Rabbits can cause damage through overgrazing native and sown pastures, leading to loss of plant biodiversity and reduced crop yields, competing with native animals and domestic livestock for food and shelter, increasing grazing pressure and lowering the land’s carrying capacity, building warrens, causing land degradation and erosion, preventing or inhibiting the regeneration of native shrubs and trees by grazing, increasing and spreading invasive weeds, and acting as a food source for introduced predators, which can lead to increased lamb losses and disease prevalence, and a decrease in small mammal diversity.

“In urban areas, rabbits create nuisance problems such as damage to lawns, gardens and playing fields.”

Domestic rabbits arrived in Australia with the first fleet and established feral populations from the mid 1800s, when a Victorian landholder released 24 animals for hunting purposes.

Rabbits were hyper-abundant across the range until the release of myxoma virus in 1950, which significantly reduced the rabbit population.

The biological controls (myxoma virus and rabbit haemorrhagic disease virus, or RHDV) have provided ongoing rabbit control for over 70 years, but they have not eliminated the problem.

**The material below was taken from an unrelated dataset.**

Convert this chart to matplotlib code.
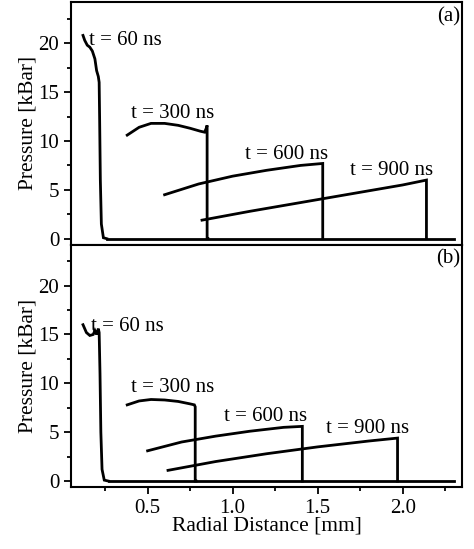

“The Biosecurity Act regulates pest management in NSW. Under the Act, every landholder has a biosecurity duty to take action to prevent the introduction and spread of pests and to reduce the impacts of pests, such as rabbits,” Mr Bell said.

The Hunter Regional Strategic Pest Animal Management Plan, prepared by Hunter Local Land Services, states that all land managers can reduce risks from rabbit populations on land under their care and control, by undertaking activities that reduce the risk of rabbits breeding on or being introduced to their land, reduce the risk of rabbits being released into the environment, and reduce the negative impacts of rabbits on priority assets on their land and neighbouring lands.

“Examples of activities a landholder could undertake to achieve these outcomes include participating in coordinated pest animal control programs, reporting warrens and known harbour to the local Council or Local Land Service, keeping pet rabbits secure and euthanising unwanted animals,” Mr Bell.

It is a punishable offence to release any rabbit in the wild in NSW.

“In urban areas, where rabbits are in large numbers on public-owned land, Council facilitates control by working with Local Land Services and releasing rabbit haemorrhagic disease virus, which is often effective at reducing numbers,” Mr Bell said.